A steel pipe pile is a hollow, cylindrical steel tube used in deep foundation systems to support large structures. Their purpose is to transfer a building’s weight from weaker surface soil to stronger soil or rock layers deeper underground, ensuring the long-term stability of constructions like high-rise buildings or bridges. Functioning like stilts, these piles provide a stable base where surface soil lacks the strength to prevent settling. The steel material allows them to handle substantial loads and be customized for specific ground conditions.
Types of Steel Pipe Piles
Steel pipe piles are categorized into two main types: open-ended and closed-ended. The distinction is the design of the pile’s tip, which affects how it interacts with the ground during installation. The choice between them depends on soil conditions and the project’s load-bearing requirements.
An open-ended pile has an unobstructed bottom, allowing soil and sediment to enter the hollow pipe as it is driven. This creates a “soil plug” inside the pile that, through compaction, increases its frictional resistance and load-bearing capacity. This type is often preferred for penetrating hard soil layers, areas with small boulders, and marine environments where they offer good resistance to tidal forces.
A closed-ended pile has its bottom sealed by a welded flat steel plate or a conical point. As this pile is driven, it displaces the surrounding soil rather than allowing it to enter the pipe. This design is effective in loose, soft, or sandy soils, and the piles are often filled with concrete after installation to enhance their strength. To prevent corrosion, both pile types can be treated with protective coatings like epoxy, galvanization, or concrete jacketing.
Installation Methods
The installation of steel pipe piles is determined by soil conditions, environmental regulations, and proximity to other structures. The three primary methods are impact driving, vibratory driving, and drilling. Each technique uses different equipment to achieve the desired depth and stability.
Impact driving is a traditional method that uses a large pile hammer to strike the top of the pile, forcing it into the ground. The hammer, powered by diesel, hydraulic, or air systems, is lifted and dropped repeatedly. Crews monitor the penetration depth with each strike to ensure the pile meets the required load-bearing capacity. This method generates considerable noise and ground vibration, which can be a limitation in urban or sensitive areas.
Vibratory driving employs a vibratory hammer with counter-rotating weights to generate high-frequency vibrations. These vibrations cause the soil directly surrounding the pile to temporarily lose its structure in a process similar to liquefaction, reducing friction. This allows the pile to sink into the ground more easily. This method is faster and quieter than impact driving and is well-suited for sandy or water-saturated soils.
Drilling is a technique used when driving piles is not practical, such as in very hard rock or near sensitive structures where vibration must be minimized. A large rotary drill rig excavates a hole slightly larger than the pile’s diameter. The steel pipe pile is then lowered into it, and the space between the pile and the soil is filled with grout or concrete to ensure solid load transfer.
Common Applications
Steel pipe piles are a component for a wide array of large-scale construction projects due to their strength and adaptability. Their applications span from urban infrastructure to complex marine environments, where they provide support for massive structures. The choice to use them is dictated by their high load-bearing capacity and resilience in challenging conditions.
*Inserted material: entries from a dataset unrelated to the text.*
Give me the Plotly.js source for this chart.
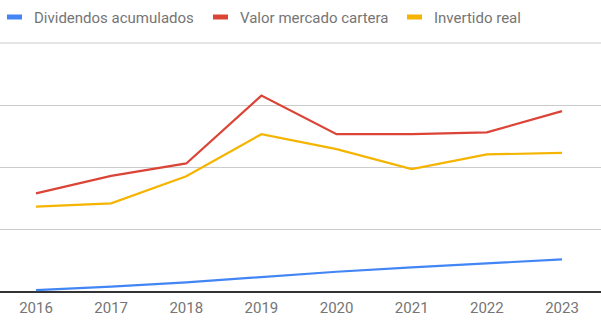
<!DOCTYPE html>
<html>
<head>
<meta charset="utf-8">
<script src="https://cdn.plot.ly/plotly-3.0.1.min.js"></script>
<style>html,body{margin:0;padding:0;background:#fff;}#chart{width:601px;height:326px;}</style>
</head>
<body>
<div id="chart"></div>
<script>
const years = ["2016","2017","2018","2019","2020","2021","2022","2023"];
const seriesNames = ["Dividendos acumulados","Valor mercado cartera","Invertido real"];
const dividendos = [0.03,0.085,0.155,0.245,0.325,0.395,0.46,0.525];
const valorMercado = [1.585,1.865,2.065,3.155,2.535,2.535,2.565,2.905];
const invertido = [1.37,1.425,1.86,2.535,2.295,1.975,2.21,2.235];
const colors = ["#4285F4","#DB4437","#F4B400"];

const allSeries = [dividendos, valorMercado, invertido];
const traces = allSeries.map((vals,i)=>({
  type:"scatter", mode:"lines", x:years, y:vals, name:seriesNames[i],
  line:{color:colors[i], width:2.2}, hoverinfo:"x+y+name"
}));

// custom Google-style legend
const W = 601, PH = 249, BOT = 292;
const legendX = [7, 213, 407];
const shapes = [];
const annotations = [];
seriesNames.forEach((n,i)=>{
  shapes.push({type:"rect", xref:"paper", yref:"paper",
    x0:legendX[i]/W, x1:(legendX[i]+15)/W, y0:(BOT-19.5)/PH, y1:(BOT-14.5)/PH,
    fillcolor:colors[i], line:{width:0}});
  annotations.push({xref:"paper", yref:"paper", x:(legendX[i]+25)/W, y:(BOT-17.5)/PH,
    xanchor:"left", yanchor:"middle", showarrow:false, text:n,
    font:{family:"Roboto", size:15, color:"#757575"}});
});
// top gridline at the range edge
shapes.push({type:"line", xref:"paper", yref:"paper", x0:0, x1:1, y0:1, y1:1,
  layer:"above", line:{color:"#cccccc", width:1}});

const layout = {
  width:601, height:326,
  margin:{l:0, r:0, t:43, b:34},
  paper_bgcolor:"#fff", plot_bgcolor:"#fff",
  showlegend:false,
  xaxis:{type:"category", range:[-0.479,7.519], showgrid:false, zeroline:false,
    showline:false, ticks:"", ticklabelstandoff:5,
    tickfont:{family:"Roboto", size:15, color:"#757575"}},
  yaxis:{range:[0,4], dtick:1, showgrid:true, gridcolor:"#cccccc", gridwidth:1,
    showticklabels:false, zeroline:true, zerolinecolor:"#333333", zerolinewidth:1.5, fixedrange:true},
  shapes:shapes, annotations:annotations,
  font:{family:"Roboto"}
};
Plotly.newPlot("chart", traces, layout, {staticPlot:true, displayModeBar:false});
</script>
</body>
</html>
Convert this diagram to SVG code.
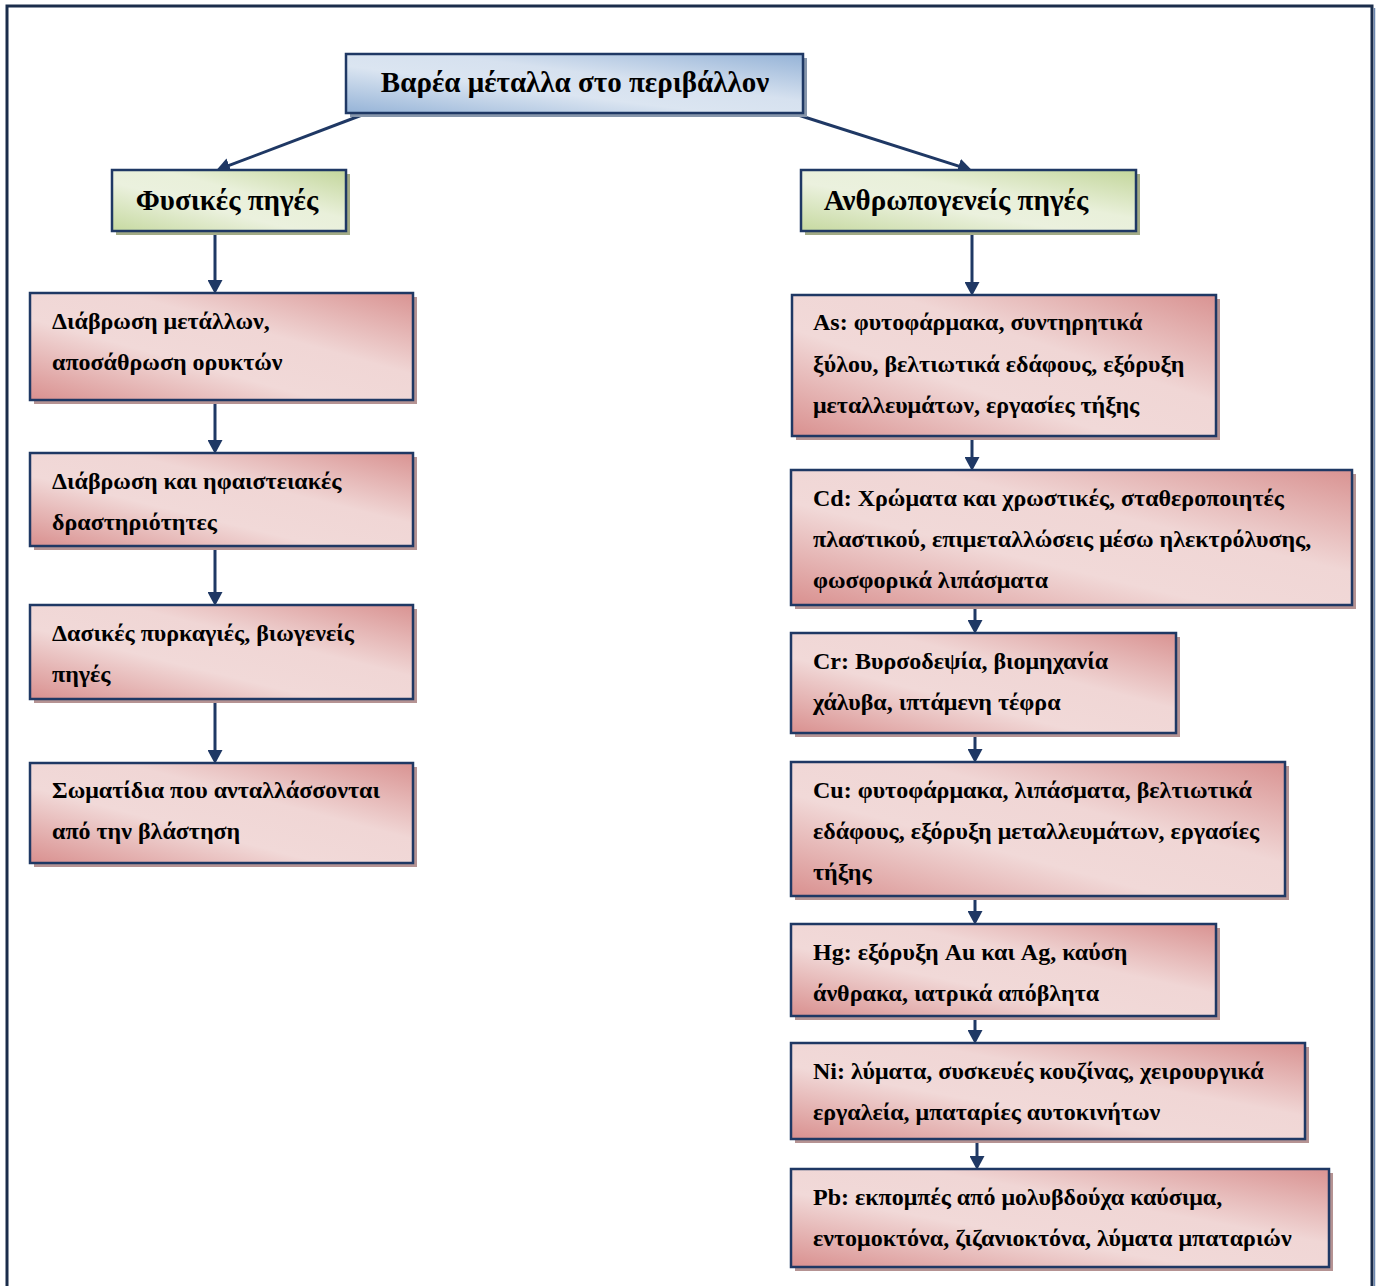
<svg xmlns="http://www.w3.org/2000/svg" width="1378" height="1286" viewBox="0 0 1378 1286">
<defs>
<linearGradient id="gPink" x1="0" y1="1" x2="1" y2="0">
<stop offset="0" stop-color="#d9908f"/>
<stop offset="0.38" stop-color="#f1d9d8"/>
<stop offset="0.62" stop-color="#f0d6d5"/>
<stop offset="1" stop-color="#d99392"/>
</linearGradient>
<linearGradient id="gGreen" x1="0" y1="1" x2="1" y2="0">
<stop offset="0" stop-color="#c6d9a0"/>
<stop offset="0.4" stop-color="#ebf1de"/>
<stop offset="0.6" stop-color="#e9f0da"/>
<stop offset="1" stop-color="#c3d69b"/>
</linearGradient>
<linearGradient id="gBlue" x1="0" y1="1" x2="1" y2="0">
<stop offset="0" stop-color="#95b3d7"/>
<stop offset="0.4" stop-color="#dbe5f1"/>
<stop offset="0.6" stop-color="#d6e1ef"/>
<stop offset="1" stop-color="#95b3d7"/>
</linearGradient>
<marker id="ah" markerWidth="15" markerHeight="15" refX="5" refY="7.5" orient="auto" markerUnits="userSpaceOnUse">
<path d="M0,0 L14,7.5 L0,15 z" fill="#1f3864"/>
</marker>
</defs>
<style>
.box{stroke:#1f3864;stroke-width:2.5}
.pink{fill:url(#gPink)}
.green{fill:url(#gGreen)}
.blue{fill:url(#gBlue)}
.shp{fill:#b59393}
.shg{fill:#a3ab86}
.shb{fill:#8796ab}
.t{font-family:"Liberation Serif","Times New Roman",serif;font-weight:bold;font-size:24px;fill:#000}
.h{font-family:"Liberation Serif","Times New Roman",serif;font-weight:bold;font-size:29px;fill:#000}
.c{stroke:#1f3864;stroke-width:3;fill:none;marker-end:url(#ah)}
</style>
<rect width="1378" height="1286" fill="#fff"/>
<path d="M7,1290 V6 H1372 V1290" fill="none" stroke="#1b2d4b" stroke-width="3"/>
<line x1="1374.5" y1="8" x2="1374.5" y2="1290" stroke="#6d88b0" stroke-width="1.5"/>

<g id="connectors">
<line class="c" x1="362" y1="115" x2="224.5" y2="167.2"/>
<line class="c" x1="795" y1="114" x2="963.4" y2="167.6"/>
<line class="c" x1="215" y1="232" x2="215" y2="285"/>
<line class="c" x1="215" y1="401" x2="215" y2="445"/>
<line class="c" x1="215" y1="547" x2="215" y2="597"/>
<line class="c" x1="215" y1="700" x2="215" y2="755"/>
<line class="c" x1="972" y1="232" x2="972" y2="287"/>
<line class="c" x1="972" y1="436" x2="972" y2="462"/>
<line class="c" x1="975" y1="606" x2="975" y2="625"/>
<line class="c" x1="975" y1="734" x2="975" y2="754"/>
<line class="c" x1="975" y1="897" x2="975" y2="916"/>
<line class="c" x1="975" y1="1017" x2="975" y2="1035"/>
<line class="c" x1="977" y1="1140" x2="977" y2="1161"/>
</g>

<g id="root">
<rect class="shb" x="350" y="58" width="457" height="59"/>
<rect class="box blue" x="346" y="54" width="457" height="59"/>
<text class="h" x="575" y="92" text-anchor="middle">Βαρέα μέταλλα στο περιβάλλον</text>
</g>

<g id="natural">
<rect class="shg" x="116" y="174" width="234" height="61"/>
<rect class="box green" x="112" y="170" width="234" height="61"/>
<text class="h" x="227" y="210" text-anchor="middle">Φυσικές πηγές</text>
</g>

<g id="anthropogenic">
<rect class="shg" x="805" y="174" width="335" height="61"/>
<rect class="box green" x="801" y="170" width="335" height="61"/>
<text class="h" x="956" y="210" text-anchor="middle">Ανθρωπογενείς πηγές</text>
</g>

<g id="n1">
<rect class="shp" x="34" y="297" width="383" height="107"/>
<rect class="box pink" x="30" y="293" width="383" height="107"/>
<text class="t" x="52" y="329">Διάβρωση μετάλλων,</text>
<text class="t" x="52" y="370">αποσάθρωση ορυκτών</text>
</g>

<g id="n2">
<rect class="shp" x="34" y="457" width="383" height="93"/>
<rect class="box pink" x="30" y="453" width="383" height="93"/>
<text class="t" x="52" y="489">Διάβρωση και ηφαιστειακές</text>
<text class="t" x="52" y="530">δραστηριότητες</text>
</g>

<g id="n3">
<rect class="shp" x="34" y="609" width="383" height="94"/>
<rect class="box pink" x="30" y="605" width="383" height="94"/>
<text class="t" x="52" y="641">Δασικές πυρκαγιές, βιωγενείς</text>
<text class="t" x="52" y="682">πηγές</text>
</g>

<g id="n4">
<rect class="shp" x="34" y="767" width="383" height="100"/>
<rect class="box pink" x="30" y="763" width="383" height="100"/>
<text class="t" x="52" y="798">Σωματίδια που ανταλλάσσονται</text>
<text class="t" x="52" y="839">από την βλάστηση</text>
</g>

<g id="as">
<rect class="shp" x="796" y="299" width="424" height="141"/>
<rect class="box pink" x="792" y="295" width="424" height="141"/>
<text class="t" x="813" y="330">As: φυτοφάρμακα, συντηρητικά</text>
<text class="t" x="813" y="372">ξύλου, βελτιωτικά εδάφους, εξόρυξη</text>
<text class="t" x="813" y="413">μεταλλευμάτων, εργασίες τήξης</text>
</g>

<g id="cd">
<rect class="shp" x="795" y="474" width="561" height="135"/>
<rect class="box pink" x="791" y="470" width="561" height="135"/>
<text class="t" x="813" y="506">Cd: Χρώματα και χρωστικές, σταθεροποιητές</text>
<text class="t" x="813" y="547">πλαστικού, επιμεταλλώσεις μέσω ηλεκτρόλυσης,</text>
<text class="t" x="813" y="588">φωσφορικά λιπάσματα</text>
</g>

<g id="cr">
<rect class="shp" x="795" y="637" width="385" height="100"/>
<rect class="box pink" x="791" y="633" width="385" height="100"/>
<text class="t" x="813" y="669">Cr: Βυρσοδεψία, βιομηχανία</text>
<text class="t" x="813" y="710">χάλυβα, ιπτάμενη τέφρα</text>
</g>

<g id="cu">
<rect class="shp" x="795" y="766" width="494" height="134"/>
<rect class="box pink" x="791" y="762" width="494" height="134"/>
<text class="t" x="813" y="798">Cu: φυτοφάρμακα, λιπάσματα, βελτιωτικά</text>
<text class="t" x="813" y="839">εδάφους, εξόρυξη μεταλλευμάτων, εργασίες</text>
<text class="t" x="813" y="880">τήξης</text>
</g>

<g id="hg">
<rect class="shp" x="795" y="928" width="425" height="92"/>
<rect class="box pink" x="791" y="924" width="425" height="92"/>
<text class="t" x="813" y="960">Hg: εξόρυξη Au και Ag, καύση</text>
<text class="t" x="813" y="1001">άνθρακα, ιατρικά απόβλητα</text>
</g>

<g id="ni">
<rect class="shp" x="795" y="1047" width="514" height="96"/>
<rect class="box pink" x="791" y="1043" width="514" height="96"/>
<text class="t" x="813" y="1079">Ni: λύματα, συσκευές κουζίνας, χειρουργικά</text>
<text class="t" x="813" y="1120">εργαλεία, μπαταρίες αυτοκινήτων</text>
</g>

<g id="pb">
<rect class="shp" x="795" y="1173" width="538" height="98"/>
<rect class="box pink" x="791" y="1169" width="538" height="98"/>
<text class="t" x="813" y="1205">Pb: εκπομπές από μολυβδούχα καύσιμα,</text>
<text class="t" x="813" y="1246">εντομοκτόνα, ζιζανιοκτόνα, λύματα μπαταριών</text>
</g>
</svg>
In the construction of tall buildings and skyscrapers, steel pipe piles transfer the structure’s weight to stable soil or bedrock deep underground. For bridge and overpass foundations, especially those over water or on unstable ground, these piles offer support against vertical traffic loads and lateral forces from wind or water currents. Their ability to be driven deep beneath riverbeds into rock formations makes them a reliable choice.
Marine and coastal structures use steel pipe piles for their durability. They form the foundations for docks, piers, wharves, and offshore platforms for wind turbines and oil rigs. They are also used to construct retaining walls, such as combiwalls, which combine steel pipes with sheet piles to hold back soil and water in projects like port expansions and cofferdams.